For several years, subsequent "draws" on the Treasury by the GSEs were in great part used to cover dividends on the government's preferred shares. Yes, the GSEs were borrowing from the government to pay the government.
Then in August 2012, the government stopped playing the dividend game with the GSEs, and simply required them to pay all income over to the Treasury as dividends, less a minimal $3 billion capital buffer for each GSE.
But the weakest part of the complaint is that following their placement into conservatorship, the government used Fannie and Freddie "as a vehicle to restore investor confidence in the mortgage market by providing a mechanism for other financial institutions to unload their bad mortgage debts." There are no numbers backing up this claim, in the complaint.

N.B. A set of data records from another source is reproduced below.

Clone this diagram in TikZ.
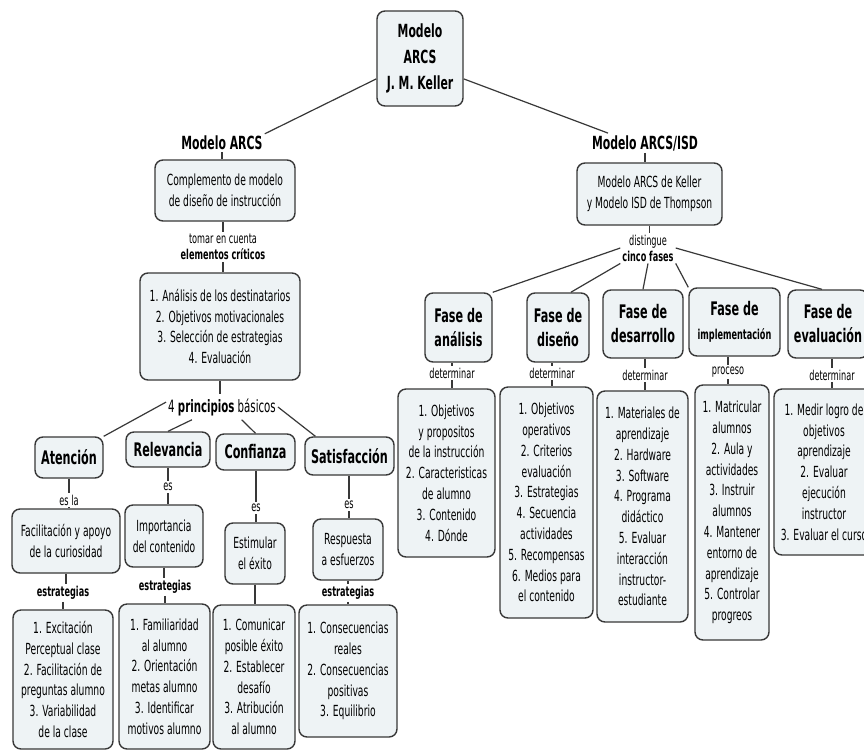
\documentclass[tikz,border=0pt]{standalone}
\usepackage{fontspec}
\setmainfont{DejaVu Sans}[FakeStretch=0.6]
\definecolor{boxfill}{HTML}{EEF3F5}
\definecolor{edge}{HTML}{383838}
\newcommand\linkv[3]{\draw[con] (#2.north) -- (#2.north |- #1.south); \draw[con] (#2.south) -- (#2.south |- #3.north);}
\newcommand\linkd[2]{\draw[con] (#1.south) -- (#1.south |- #2.north);}
\begin{document}
\begin{tikzpicture}[x=1pt,y=-1pt,
 box/.style={draw=edge, fill=boxfill, line width=1.4pt, rounded corners=8pt, align=center, inner sep=0pt},
 body/.style={box, font=\fontsize{15.3}{20.8}\selectfont},
 ttl/.style={box, font=\fontsize{18.7}{24}\selectfont\bfseries},
 lbl/.style={align=center, inner sep=2pt, font=\fontsize{13.6}{16}\selectfont},
 blbl/.style={lbl, font=\fontsize{13.6}{16}\selectfont\bfseries},
 con/.style={draw=edge, line width=1.2pt}]
\useasboundingbox[fill=white] (0,0) rectangle (864,753);

% top
\node[box, font=\fontsize{18.1}{26}\selectfont\bfseries, minimum width=86pt, minimum height=95pt] (top) at (420,58.5) {Modelo\\ARCS\\J. M. Keller};

% left branch
\node[lbl, font=\fontsize{18.1}{20}\selectfont\bfseries] (mA) at (222,143) {Modelo ARCS};
\node[body, minimum width=140pt, minimum height=61pt] (b1) at (225,190.5) {Complemento de modelo\\de diseño de instrucción};
\node[lbl] (tc) at (223,247) {tomar en cuenta\\\textbf{elementos críticos}};
\node[body, minimum width=160pt, minimum height=107pt] (b2) at (220,326.5) {1. Análisis de los destinatarios\\2. Objetivos motivacionales\\3. Selección de estrategias\\4. Evaluación};
\node[lbl, font=\fontsize{17}{18}\selectfont, inner ysep=4pt] (pb) at (222,407) {4 \textbf{principios} básicos};

\node[ttl, minimum width=68pt, minimum height=41pt] (aten) at (69,457.5) {Atención};
\node[ttl, minimum width=84pt, minimum height=35pt] (rel) at (168,449.5) {Relevancia};
\node[ttl, minimum width=79pt, minimum height=36pt] (conf) at (255.5,452) {Confianza};
\node[ttl, minimum width=89pt, minimum height=38pt] (sat) at (349.5,456) {Satisfacción};

\node[lbl] (esla) at (69,500) {es la};
\node[body, minimum width=108pt, minimum height=64pt] (fac) at (66,541) {Facilitación y apoyo\\de la curiosidad};
\node[blbl] (est1) at (63,593) {estrategias};
\node[body, minimum width=100pt, minimum height=139pt] (exc) at (63,679.5) {1. Excitación\\Perceptual clase\\2. Facilitación de\\preguntas alumno\\3. Variabilidad\\de la clase};

\node[lbl] (es2) at (168,487) {es};
\node[body, minimum width=78pt, minimum height=62pt] (imp) at (164,536) {Importancia\\del contenido};
\node[blbl] (est2) at (165,587) {estrategias};
\node[body, minimum width=91pt, minimum height=145pt] (fam) at (164.5,676.5) {1. Familiaridad\\al alumno\\2. Orientación\\metas alumno\\3. Identificar\\motivos alumno};

\node[lbl] (es3) at (256,508) {es};
\node[body, minimum width=60pt, minimum height=61pt] (esti) at (255,553.5) {Estimular\\el éxito};
\node[body, minimum width=82pt, minimum height=144pt] (com) at (254,677) {1. Comunicar\\posible éxito\\2. Establecer\\desafío\\3. Atribución\\al alumno};

\node[lbl] (es4) at (349,505) {es};
\node[body, minimum width=70pt, minimum height=61pt] (resp) at (348,549.5) {Respuesta\\a esfuerzos};
\node[blbl] (est4) at (348,593) {estrategias};
\node[body, minimum width=98pt, minimum height=132pt] (cons) at (348,671) {1. Consecuencias\\reales\\2. Consecuencias\\positivas\\3. Equilibrio};

% right branch
\node[lbl, font=\fontsize{18.1}{20}\selectfont\bfseries] (mI) at (645,143) {Modelo ARCS/ISD};
\node[body, minimum width=145pt, minimum height=62pt] (b3) at (649.5,194) {Modelo ARCS de Keller\\y Modelo ISD de Thompson};
\node[lbl] (cf) at (648,248) {distingue\\\textbf{cinco fases}};

\node[ttl, minimum width=67pt, minimum height=69pt] (fa) at (458.5,327.5) {Fase de\\análisis};
\node[ttl, minimum width=62pt, minimum height=69pt] (fd) at (558,327.5) {Fase de\\diseño};
\node[ttl, minimum width=80pt, minimum height=68pt] (fdes) at (643,324) {Fase de\\desarrollo};
\node[ttl, minimum width=91pt, minimum height=68pt] (fi) at (734.5,322) {Fase de\\{\fontsize{13.6}{14}\selectfont implementación}};
\node[ttl, minimum width=80pt, minimum height=68pt] (fe) at (828,324) {Fase de\\evaluación};

\node[lbl] (d1) at (452,373) {determinar};
\node[lbl] (d2) at (552,373) {determinar};
\node[lbl] (d3) at (645,375) {determinar};
\node[lbl] (d4) at (728,372) {proceso};
\node[lbl] (d5) at (832,375) {determinar};

\node[body, minimum width=97pt, minimum height=168pt] (da) at (446.5,473) {1. Objetivos\\y propositos\\de la instrucción\\2. Caracteristicas\\de alumno\\3. Contenido\\4. Dónde};
\node[body, minimum width=93pt, minimum height=231pt] (dd) at (546.5,502.5) {1. Objetivos\\operativos\\2. Criterios\\evaluación\\3. Estrategias\\4. Secuencia\\actividades\\5. Recompensas\\6. Medios para\\el contenido};
\node[body, minimum width=91pt, minimum height=231pt] (ddes) at (642.5,506.5) {1. Materiales de\\aprendizaje\\2. Hardware\\3. Software\\4. Programa\\didáctico\\5. Evaluar\\interacción\\instructor-\\estudiante};
\node[body, minimum width=74pt, minimum height=255pt] (di) at (732,512.5) {1. Matricular\\alumnos\\2. Aula y\\actividades\\3. Instruir\\alumnos\\4. Mantener\\entorno de\\aprendizaje\\5. Controlar\\progreos};
\node[body, minimum width=100pt, minimum height=166pt] (de) at (824,472) {1. Medir logro de\\objetivos\\aprendizaje\\2. Evaluar\\ejecución\\instructor\\3. Evaluar el curso};

% connectors
\draw[con] (top.205) -- (mA.north east);
\draw[con] (top.335) -- (mI.165);
\linkd{mA}{b1}
\linkv{b1}{tc}{b2}
\linkd{b2}{pb}
\draw[con] (pb.175) -- (aten.north east);
\draw[con] (pb.203) -- (rel.north);
\draw[con] (pb.327) -- (conf.north);
\draw[con] (pb.east) -- (sat.150);
\linkv{aten}{esla}{fac}
\linkd{fac}{est1}
\linkd{est1}{exc}
\linkv{rel}{es2}{imp}
\linkd{imp}{est2}
\linkd{est2}{fam}
\linkv{conf}{es3}{esti}
\linkd{esti}{com}
\linkv{sat}{es4}{resp}
\linkd{resp}{est4}
\linkd{est4}{cons}

\linkd{mI}{b3}
\linkd{b3}{cf}
\draw[con] (cf.west) -- (fa.north east);
\draw[con] (cf.south west) -- (fd.70);
\draw[con] (cf.south) -- (fdes.north);
\draw[con] (cf.south east) -- (fi.north west);
\draw[con] (cf.east) -- (fe.100);
\linkv{fa}{d1}{da}
\linkv{fd}{d2}{dd}
\linkv{fdes}{d3}{ddes}
\linkv{fi}{d4}{di}
\linkv{fe}{d5}{de}
\end{tikzpicture}
\end{document}
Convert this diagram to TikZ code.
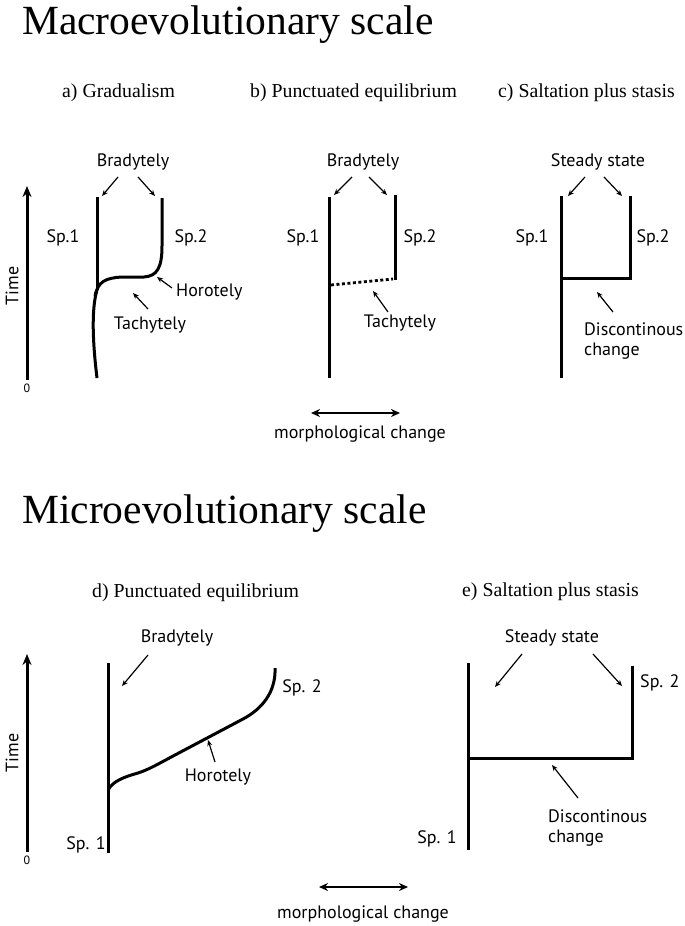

The shareholders in the complaint go on to quote Fannie Mae alone in saying the company "provided approximately $2.3 trillion in liquidity to the mortgage market in 2009 through 2011 through [its] purchases and guarantee of loans."
Fannie and Freddie have indeed greatly increased their role in the secondary mortgage market, however, loans originated from 2009 and later were underwritten under much more strict criteria than they were before the housing crisis began. These newer loans are providing a great deal of the GSEs current profitability.
Neither Hagens Berman Sobol Shapiro nor Spector Roseman Kodroff & Willis immediately responded to requests for comment.